ANALYSIS OF GAYATRI BALASAMY V. ISG NOVASOFT TECHNOLOGIES LTD.

Abstract

The Constitution Bench decision of the Supreme Court in Gayatri Balasamy v. ISG Novasoft Technologies Ltd., (2025) 7 SCC 1, represents decisive moment in the jurisprudence of Arbitration in India. Addressing the longstanding controversy over the scope of judicial intervention in arbitral awards under Sections 34 and 37 of the Arbitration and Conciliation Act, 1996, the Court with a 4:1 majority established a limited power to sever and set aside portions of an award where such portions are clearly separable. However, it rejected any general appellate authority to re-adjudicate or rewrite arbitral awards. This analysis will explore the majority along with the dissent, analyse its relationship with prior precedents such as McDermott International and M. Hakeem, and assess the current trends of judicial developments after this judgement. It will contend that the judgment is a re-calibration rather than an expansion of judicial power and that its long-term success is contingent on judicial conscience and legislative clarification.

Introduction

The Arbitration and Conciliation Act, 1996 (“A&C Act”) was introduced to make the Indian law on arbitration conform to the UNCITRAL Model Law and ensure efficiency, finality, and minimal judicial intervention. Section 34 provides limited grounds upon which an arbitral award may be set aside, while Section 37 tells about the appeals against certain orders passed under Section 34 in certain circumstances.
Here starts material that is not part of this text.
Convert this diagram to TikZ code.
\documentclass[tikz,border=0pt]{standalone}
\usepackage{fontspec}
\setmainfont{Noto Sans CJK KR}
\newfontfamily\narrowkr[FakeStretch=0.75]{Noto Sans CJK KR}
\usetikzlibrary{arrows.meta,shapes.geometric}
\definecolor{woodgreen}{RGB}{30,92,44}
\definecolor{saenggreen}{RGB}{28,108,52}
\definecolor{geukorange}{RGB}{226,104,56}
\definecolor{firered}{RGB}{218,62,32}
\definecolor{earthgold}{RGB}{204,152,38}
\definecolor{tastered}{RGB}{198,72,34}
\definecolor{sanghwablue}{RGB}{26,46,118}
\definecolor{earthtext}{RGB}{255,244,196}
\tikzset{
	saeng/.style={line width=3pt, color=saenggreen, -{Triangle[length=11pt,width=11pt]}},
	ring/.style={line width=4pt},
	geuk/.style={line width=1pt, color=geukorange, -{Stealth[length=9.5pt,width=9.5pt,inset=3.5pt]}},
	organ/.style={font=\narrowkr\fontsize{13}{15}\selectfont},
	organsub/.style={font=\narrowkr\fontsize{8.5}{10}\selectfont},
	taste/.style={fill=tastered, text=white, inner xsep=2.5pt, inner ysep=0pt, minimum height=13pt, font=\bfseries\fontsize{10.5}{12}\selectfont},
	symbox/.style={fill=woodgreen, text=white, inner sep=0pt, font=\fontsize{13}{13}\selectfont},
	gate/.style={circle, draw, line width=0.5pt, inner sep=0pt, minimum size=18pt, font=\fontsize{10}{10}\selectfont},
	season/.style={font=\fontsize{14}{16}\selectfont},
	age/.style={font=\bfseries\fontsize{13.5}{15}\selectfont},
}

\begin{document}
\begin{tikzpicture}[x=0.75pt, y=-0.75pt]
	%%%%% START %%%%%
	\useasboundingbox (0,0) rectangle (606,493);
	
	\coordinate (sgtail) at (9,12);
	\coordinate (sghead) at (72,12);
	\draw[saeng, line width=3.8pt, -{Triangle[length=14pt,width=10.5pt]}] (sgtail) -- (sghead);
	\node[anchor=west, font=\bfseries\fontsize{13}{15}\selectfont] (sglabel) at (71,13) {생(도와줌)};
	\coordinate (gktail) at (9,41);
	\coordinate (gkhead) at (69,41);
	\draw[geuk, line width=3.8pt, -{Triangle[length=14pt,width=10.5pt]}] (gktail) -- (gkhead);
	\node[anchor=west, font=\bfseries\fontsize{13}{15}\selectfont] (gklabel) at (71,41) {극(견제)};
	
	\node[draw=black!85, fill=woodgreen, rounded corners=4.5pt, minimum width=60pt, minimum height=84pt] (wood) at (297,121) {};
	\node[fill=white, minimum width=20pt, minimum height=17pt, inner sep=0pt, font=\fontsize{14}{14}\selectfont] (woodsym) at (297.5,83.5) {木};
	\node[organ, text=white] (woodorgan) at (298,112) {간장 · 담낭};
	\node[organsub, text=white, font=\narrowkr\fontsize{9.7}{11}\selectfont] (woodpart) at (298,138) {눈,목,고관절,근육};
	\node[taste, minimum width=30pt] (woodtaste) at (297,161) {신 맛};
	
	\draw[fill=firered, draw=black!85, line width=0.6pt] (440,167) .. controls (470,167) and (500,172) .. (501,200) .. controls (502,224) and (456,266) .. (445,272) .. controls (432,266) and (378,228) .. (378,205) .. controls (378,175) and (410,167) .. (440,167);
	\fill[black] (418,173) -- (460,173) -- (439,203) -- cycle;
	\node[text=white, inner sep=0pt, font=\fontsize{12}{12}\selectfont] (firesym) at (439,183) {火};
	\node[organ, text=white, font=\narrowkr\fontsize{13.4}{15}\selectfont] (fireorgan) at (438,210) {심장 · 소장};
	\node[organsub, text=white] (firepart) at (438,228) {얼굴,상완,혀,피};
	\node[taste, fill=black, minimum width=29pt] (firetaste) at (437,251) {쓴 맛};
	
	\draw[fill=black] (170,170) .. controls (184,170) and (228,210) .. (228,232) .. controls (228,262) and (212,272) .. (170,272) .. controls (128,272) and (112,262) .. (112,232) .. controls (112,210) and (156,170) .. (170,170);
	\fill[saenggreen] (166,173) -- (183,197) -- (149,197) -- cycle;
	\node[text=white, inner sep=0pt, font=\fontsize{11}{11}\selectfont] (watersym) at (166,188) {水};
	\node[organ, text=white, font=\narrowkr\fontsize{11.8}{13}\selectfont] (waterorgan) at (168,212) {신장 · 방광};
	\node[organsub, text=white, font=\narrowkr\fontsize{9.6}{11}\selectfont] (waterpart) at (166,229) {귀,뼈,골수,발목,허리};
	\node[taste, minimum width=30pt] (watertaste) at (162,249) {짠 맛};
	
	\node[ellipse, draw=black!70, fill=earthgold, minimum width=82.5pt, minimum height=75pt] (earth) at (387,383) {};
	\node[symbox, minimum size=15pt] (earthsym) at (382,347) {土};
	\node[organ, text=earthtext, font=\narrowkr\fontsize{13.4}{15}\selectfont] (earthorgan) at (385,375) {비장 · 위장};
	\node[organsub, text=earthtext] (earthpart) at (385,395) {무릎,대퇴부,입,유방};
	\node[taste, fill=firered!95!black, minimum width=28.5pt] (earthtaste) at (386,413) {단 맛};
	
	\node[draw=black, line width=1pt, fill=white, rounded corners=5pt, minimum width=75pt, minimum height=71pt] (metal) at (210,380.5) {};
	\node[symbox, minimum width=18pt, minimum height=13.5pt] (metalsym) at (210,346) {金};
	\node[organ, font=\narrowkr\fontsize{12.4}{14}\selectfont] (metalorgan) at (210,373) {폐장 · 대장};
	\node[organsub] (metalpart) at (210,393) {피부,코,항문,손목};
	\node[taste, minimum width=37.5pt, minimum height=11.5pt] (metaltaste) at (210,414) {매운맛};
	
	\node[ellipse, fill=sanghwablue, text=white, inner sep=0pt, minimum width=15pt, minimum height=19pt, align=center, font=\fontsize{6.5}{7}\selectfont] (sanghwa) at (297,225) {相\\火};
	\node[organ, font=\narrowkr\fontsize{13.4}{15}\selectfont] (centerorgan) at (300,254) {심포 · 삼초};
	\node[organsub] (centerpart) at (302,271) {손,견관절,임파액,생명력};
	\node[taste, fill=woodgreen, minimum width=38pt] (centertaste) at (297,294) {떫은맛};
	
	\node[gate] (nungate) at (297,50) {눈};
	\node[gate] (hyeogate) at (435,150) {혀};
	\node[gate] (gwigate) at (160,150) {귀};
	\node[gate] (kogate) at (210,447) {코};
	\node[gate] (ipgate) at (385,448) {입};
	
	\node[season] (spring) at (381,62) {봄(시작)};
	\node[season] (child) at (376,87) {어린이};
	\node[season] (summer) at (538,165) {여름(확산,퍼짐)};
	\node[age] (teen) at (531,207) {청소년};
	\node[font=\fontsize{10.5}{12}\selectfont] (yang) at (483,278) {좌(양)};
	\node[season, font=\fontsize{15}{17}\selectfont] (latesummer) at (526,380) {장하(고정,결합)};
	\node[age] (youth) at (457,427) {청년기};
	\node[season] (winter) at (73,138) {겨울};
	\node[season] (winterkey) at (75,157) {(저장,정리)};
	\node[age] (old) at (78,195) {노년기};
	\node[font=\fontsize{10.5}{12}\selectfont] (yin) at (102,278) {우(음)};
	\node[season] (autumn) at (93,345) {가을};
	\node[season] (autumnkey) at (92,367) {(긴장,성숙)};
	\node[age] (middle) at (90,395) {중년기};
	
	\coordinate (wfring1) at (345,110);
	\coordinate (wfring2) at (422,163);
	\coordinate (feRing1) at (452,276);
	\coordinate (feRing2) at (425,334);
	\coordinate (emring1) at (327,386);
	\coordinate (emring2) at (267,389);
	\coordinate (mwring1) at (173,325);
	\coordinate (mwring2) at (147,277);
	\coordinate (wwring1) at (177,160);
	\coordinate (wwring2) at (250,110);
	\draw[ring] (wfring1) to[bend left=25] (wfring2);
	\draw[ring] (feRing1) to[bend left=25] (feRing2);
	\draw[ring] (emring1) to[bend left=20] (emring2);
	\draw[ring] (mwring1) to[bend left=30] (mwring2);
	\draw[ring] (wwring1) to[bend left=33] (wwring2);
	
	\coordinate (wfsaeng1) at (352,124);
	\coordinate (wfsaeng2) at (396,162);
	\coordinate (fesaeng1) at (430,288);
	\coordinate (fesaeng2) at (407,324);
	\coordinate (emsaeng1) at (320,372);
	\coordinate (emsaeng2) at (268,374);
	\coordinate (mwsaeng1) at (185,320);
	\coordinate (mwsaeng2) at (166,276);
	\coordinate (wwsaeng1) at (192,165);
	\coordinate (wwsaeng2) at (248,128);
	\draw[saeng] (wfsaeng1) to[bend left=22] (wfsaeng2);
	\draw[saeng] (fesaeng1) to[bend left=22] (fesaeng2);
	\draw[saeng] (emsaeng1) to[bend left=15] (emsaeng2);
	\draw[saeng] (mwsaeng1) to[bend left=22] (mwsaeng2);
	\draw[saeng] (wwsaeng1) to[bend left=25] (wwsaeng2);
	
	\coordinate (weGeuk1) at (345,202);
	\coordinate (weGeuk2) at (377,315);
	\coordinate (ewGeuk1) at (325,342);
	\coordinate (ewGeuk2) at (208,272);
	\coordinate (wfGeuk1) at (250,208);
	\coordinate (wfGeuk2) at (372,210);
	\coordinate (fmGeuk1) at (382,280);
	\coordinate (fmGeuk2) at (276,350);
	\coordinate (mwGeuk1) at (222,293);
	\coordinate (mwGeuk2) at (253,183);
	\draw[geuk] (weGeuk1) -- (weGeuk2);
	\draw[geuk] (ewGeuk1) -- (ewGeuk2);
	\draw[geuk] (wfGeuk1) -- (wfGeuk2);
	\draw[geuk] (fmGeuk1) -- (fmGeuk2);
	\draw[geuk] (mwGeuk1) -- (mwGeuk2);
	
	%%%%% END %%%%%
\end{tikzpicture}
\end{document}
The scheme of the Act is supervisory and not appellate.

Despite this clarity of the act, the judiciary has been grappling with a recurring question for many years: what is to be done when an arbitral award is partly valid and partly legally unsustainable? Is the entire award to be set aside, thus mandating a new arbitration, or can a court salvage the valid award and set aside only the unsustainable part?
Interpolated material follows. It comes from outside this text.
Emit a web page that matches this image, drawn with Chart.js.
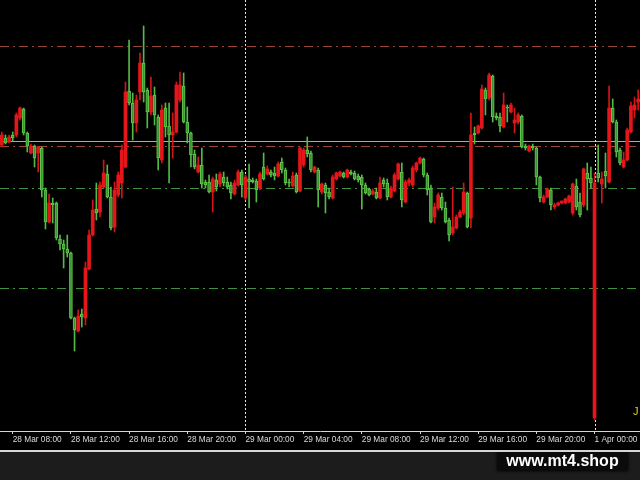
<!DOCTYPE html>
<html>
<head>
<meta charset="utf-8">
<script src="https://cdn.jsdelivr.net/npm/chart.js@4.4.0/dist/chart.umd.min.js"></script>
<style>
html, body { margin: 0; padding: 0; width: 640px; height: 480px; overflow: hidden; background: #1c1c1c; }
#wrap { position: absolute; left: 0; top: 0; width: 640px; height: 450px; background: #000; }
#sep { position: absolute; left: 0; top: 450px; width: 640px; height: 2px; background: #d6d6d6; z-index: 2; }
#mark { position: absolute; left: 497px; top: 451px; width: 131px; height: 19px; background: #0b0b0b; color: #fff;
        font: bold 16px "Liberation Sans", Arial, sans-serif; line-height: 19px; text-align: center; z-index: 1;
        box-shadow: 0 1px 3px #000; }
</style>
</head>
<body>
<div id="wrap"><canvas id="chart" width="640" height="450"></canvas></div>
<div id="sep"></div>
<div id="mark">www.mt4.shop</div>
<script>
// M15 bars, 28 Mar 07:15 -> 1 Apr 03:00 (prices in chart units)
const opens = [286,293,289,296,296,313,322,298,278,285,278,283,241,209,228,228,192,187,182,178,
  113,100,117,113,162,196,222,219,244,257,234,204,236,248,264,340,328,308,339,368,
  341,319,336,314,271,323,305,296,299,331,345,309,298,277,259,266,249,249,239,251,
  247,254,249,246,237,246,259,233,252,251,250,243,264,257,259,258,255,269,261,249,
  245,256,240,266,281,278,259,261,239,246,239,233,252,255,258,254,259,258,255,254,
  246,242,237,239,233,251,248,234,240,252,259,229,248,246,261,268,272,256,243,214,
  223,234,223,211,198,203,214,218,238,213,298,298,303,341,333,355,315,314,304,324,
  319,308,309,315,285,280,285,283,254,229,234,241,224,226,228,228,229,218,245,229,
  226,258,253,13,258,247,260,249,323,309,281,264,271,299,321,329];
const highs = [299,296,296,299,318,324,323,299,287,286,285,284,243,237,233,229,196,191,196,179,
  114,121,122,169,201,231,248,249,271,266,244,249,259,286,349,391,338,336,378,405,
  343,354,344,316,326,328,328,318,349,359,358,324,299,281,274,283,251,256,254,257,
  259,259,254,249,251,261,261,256,267,253,252,259,278,265,261,264,269,273,263,252,
  259,258,284,283,294,280,265,263,248,248,243,256,259,260,259,262,261,260,257,256,
  248,243,242,243,254,253,252,245,258,268,268,251,253,265,269,274,273,258,246,228,
  238,238,229,213,244,216,221,248,239,318,304,306,346,343,358,356,318,318,338,326,
  328,323,318,316,287,286,287,284,255,236,243,243,228,229,230,233,236,248,252,238,
  263,268,264,258,286,259,278,345,332,311,283,279,303,329,334,341];
const lows = [284,287,288,290,294,311,296,279,277,264,259,234,202,208,208,191,181,163,174,112,
  80,99,104,106,161,195,211,214,243,233,201,199,234,233,263,326,291,299,331,329,
  303,316,306,261,268,294,248,273,298,329,308,288,264,262,258,243,243,238,219,240,
  244,245,242,232,236,245,234,231,223,248,229,241,251,256,254,251,254,258,246,244,
  244,238,239,264,274,259,258,224,237,218,232,232,251,254,253,253,256,251,249,222,
  237,235,236,232,232,244,231,233,239,251,224,228,245,244,259,267,254,236,208,208,
  221,221,208,190,196,202,213,216,203,203,287,297,302,316,331,309,311,299,303,309,
  318,298,307,283,281,279,281,246,229,228,233,221,222,225,227,227,228,216,221,214,
  224,221,243,11,249,228,243,248,308,274,266,263,270,298,313,321];
const closes = [296,288,294,293,316,323,298,285,285,273,284,241,209,228,226,193,187,182,178,113,
  101,115,114,163,196,221,218,246,258,234,203,241,256,281,339,328,308,331,368,339,
  319,335,316,273,321,304,296,299,346,346,309,298,276,264,266,247,246,239,252,244,
  257,248,244,238,248,259,246,254,249,249,241,257,252,262,256,255,267,261,248,248,
  255,239,283,281,277,261,264,241,247,238,234,254,258,259,254,261,257,252,251,246,
  238,236,240,233,248,247,234,243,256,267,231,249,251,263,268,273,256,241,209,224,
  236,223,209,196,204,214,219,239,204,296,296,305,342,332,356,314,313,305,326,323,
  326,311,316,284,283,285,283,254,233,234,242,226,226,228,230,232,235,247,224,216,
  262,252,248,248,253,252,255,323,309,279,268,271,301,325,326,332];

const tickLabels = ['28 Mar 08:00', '28 Mar 12:00', '28 Mar 16:00', '28 Mar 20:00', '29 Mar 00:00',
  '29 Mar 04:00', '29 Mar 08:00', '29 Mar 12:00', '29 Mar 16:00', '29 Mar 20:00', '1 Apr 00:00'];
const tickFirst = 3, tickStep = 16;           // bar index of the first label, bars per label
const dayBreaks = ['29 Mar 00:00', '1 Apr 00:00'];

// horizontal objects
const redLevels = [385, 285];
const greenLevels = [243, 143];
const priceLine = 290;

const categories = opens.map((o, i) =>
  (i - tickFirst) % tickStep === 0 && i >= tickFirst ? tickLabels[(i - tickFirst) / tickStep] || '' : '');

const UP_FILL = '#e5161a', UP_WICK = '#d41418';
const DN_FILL = '#3b9434', DN_EDGE = '#62c84c', DN_WICK = '#52ba45';
const up = opens.map((o, i) => closes[i] >= o);

const overlay = {
  id: 'overlay',
  beforeDraw(chart) {
    const ctx = chart.ctx;
    ctx.save();
    ctx.fillStyle = '#000';
    ctx.fillRect(0, 0, chart.width, chart.height);
    ctx.restore();
  },
  beforeDatasetsDraw(chart) {
    const { ctx, chartArea: a, scales: { x, y } } = chart;
    ctx.save();
    ctx.lineWidth = 1;
    const hline = (v, color, dash) => {
      const py = Math.round(y.getPixelForValue(v)) + 0.5;
      ctx.strokeStyle = color;
      ctx.setLineDash(dash);
      ctx.beginPath();
      ctx.moveTo(a.left, py);
      ctx.lineTo(a.right, py);
      ctx.stroke();
    };
    redLevels.forEach(v => hline(v, '#9c4536', [9, 4, 2, 4]));
    greenLevels.forEach(v => hline(v, '#3c943a', [9, 4, 2, 4]));
    hline(priceLine, '#a9a9a9', []);

    // day separators
    ctx.strokeStyle = '#e6e6e6';
    ctx.setLineDash([2, 2]);
    dayBreaks.forEach(lbl => {
      const idx = categories.indexOf(lbl);
      const px = Math.round(x.getPixelForValue(idx)) + 0.5;
      ctx.beginPath();
      ctx.moveTo(px, a.top);
      ctx.lineTo(px, a.bottom);
      ctx.stroke();
    });
    ctx.restore();
  },
  afterDraw(chart) {
    const ctx = chart.ctx;
    ctx.save();
    ctx.fillStyle = '#e2cf1e';
    ctx.font = '11px "Liberation Sans", Arial, sans-serif';
    ctx.textBaseline = 'alphabetic';
    ctx.fillText('J', 633, 415);
    ctx.restore();
  }
};

new Chart(document.getElementById('chart'), {
  type: 'bar',
  data: {
    labels: categories,
    datasets: [
      {
        label: 'wick',
        data: highs.map((h, i) => [lows[i], h]),
        backgroundColor: up.map(u => u ? UP_WICK : DN_WICK),
        barThickness: 1,
        grouped: false,
        order: 2
      },
      {
        label: 'body',
        data: opens.map((o, i) => [Math.min(o, closes[i]), Math.max(o, closes[i])]),
        backgroundColor: up.map(u => u ? UP_FILL : DN_FILL),
        borderColor: up.map(u => u ? UP_FILL : DN_EDGE),
        borderWidth: up.map(u => u ? 0 : 1),
        borderSkipped: false,
        barThickness: 3,
        grouped: false,
        order: 1
      }
    ]
  },
  options: {
    responsive: false,
    animation: false,
    devicePixelRatio: 1,
    layout: { padding: { left: 0, right: 0, top: 0, bottom: 4.04 } },
    plugins: { legend: { display: false }, tooltip: { enabled: false } },
    scales: {
      x: {
        type: 'category',
        offset: true,
        grid: {
          offset: false,
          drawOnChartArea: false,
          drawTicks: true,
          tickLength: 3,
          color: c => (c.tick && c.tick.label) ? '#d4d4d4' : 'rgba(0,0,0,0)'
        },
        border: { display: true, color: '#d4d4d4', width: 1 },
        ticks: {
          autoSkip: false,
          maxRotation: 0,
          minRotation: 0,
          align: 'start',
          padding: 1,
          color: '#dadada',
          font: { family: 'Liberation Sans', size: 8.3 }
        }
      },
      y: { display: false, min: 0, max: 431 }
    }
  },
  plugins: [overlay]
});
</script>
</body>
</html>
This question came to a head in the Constitution Bench decision in Gayatri Balasamy v. ISG Novasoft Technologies Ltd[1]. This judgment clears up a doctrinal ambiguity and establishes a rational doctrine of severability under Section 34. This decision is a landmark in the development of Indian arbitration law, and several key questions about finality, party autonomy, and the limits of judicial review.

The Statutory Framework and Pre-2025 Jurisprudence

Section 34(2) of the Arbitration & Conciliation Act sets out the limited grounds upon which an arbitral award may be challenged. These include: incapacity of a party; invalidity of the arbitration agreement; a failure to provide proper notice; a decision being made on a matter that was not submitted to arbitration; and a decision on a matter that is contrary to public policy. Of these, the scope limitation set forth under Section 34(2)(a)(iv) is particularly relevant in situations where the arbitrators intended to rule on an issue outside the scope of the submission to arbitration, but it is possible to separate some or all of that ruling from the ruling on an issue that was properly submitted, then only those portions that were not intended to be ruled upon may be set aside; additionally, Section 34(4) gives courts the discretion to suspend proceedings and send the matter back to the arbitral tribunal to enable the tribunal to remedy the reasons for setting aside the award.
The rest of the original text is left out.